The King Coal Highway is a proposed four-lane highway in southern West Virginia that will form a critical part of Interstate 73. Stretching approximately 95 miles through five counties, it aims to follow or run near the existing U.S. Route 52, connecting U.S. Route 119 near Williamson to Interstate 77 in Bluefield.
The King Coal Highway plays a crucial role in completing the I-73 corridor, a north-south transportation artery stretching from Michigan to South Carolina. Currently, a significant portion of southern West Virginia lacks immediate access to the I-73 corridor, hindering economic development and tourism. The completion of the King Coal Highway will bridge this gap, providing much-needed access to the interstate and fostering regional progress.
Both I-73 and the King Coal Highway are expected to significantly stimulate economic growth in West Virginia. Improved transportation infrastructure will attract new businesses and industries to the region, creating jobs, boosting tourism and diversifying the economy. This economic engine will benefit not only southern West Virginia but also the state as a whole.
Despite facing a series of setbacks, the King Coal Highway project is moving forward with several sections already open to the public.
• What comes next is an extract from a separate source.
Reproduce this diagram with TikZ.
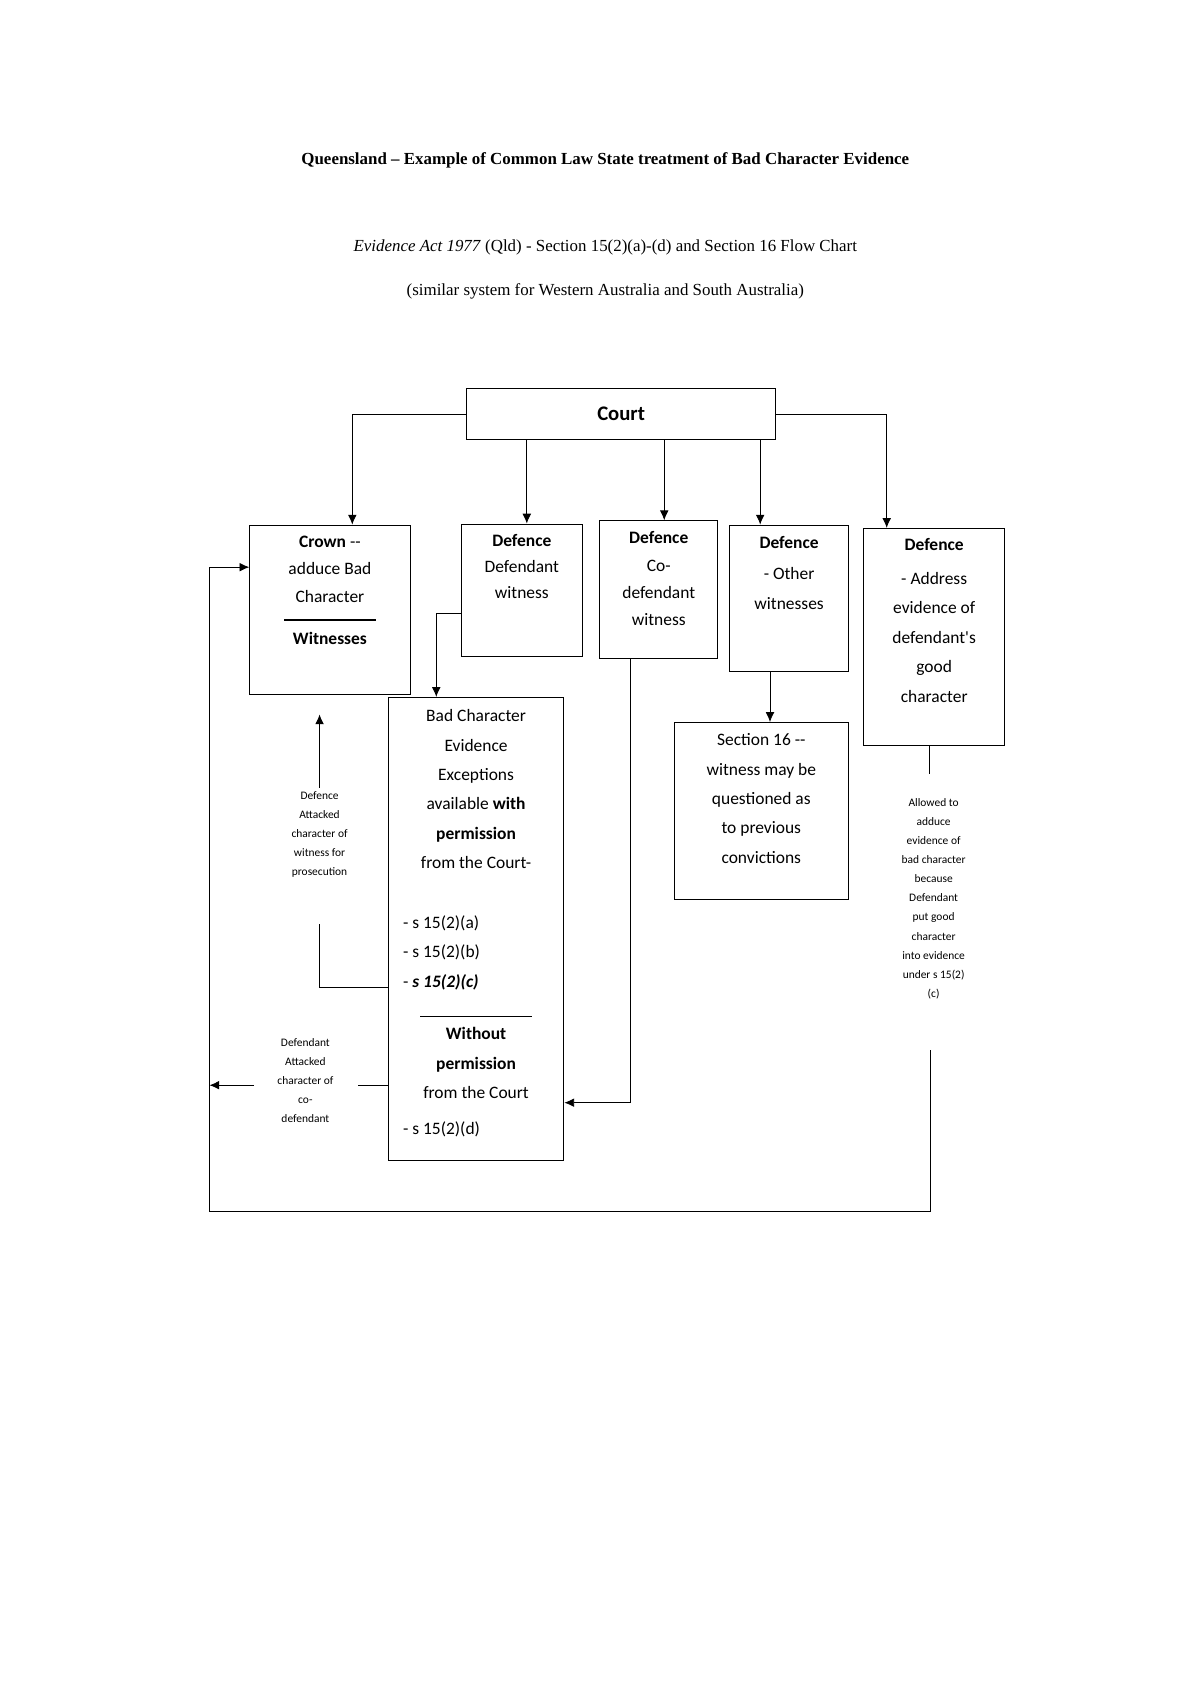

Construction continues on other portions, including the recently inaugurated Airport Road segment that connects I-77 to the existing highway network near Bluefield. While the completion date for the entire project remains uncertain due to financial and planning considerations, the West Virginia Department of Transportation is actively working to overcome these hurdles and bring the project to fruition.
The King Coal Highway is a key component of I-73 with the potential to revolutionize southern West Virginia. Despite facing challenges and delays, the project continues to progress and holds immense promise for economic growth and regional development.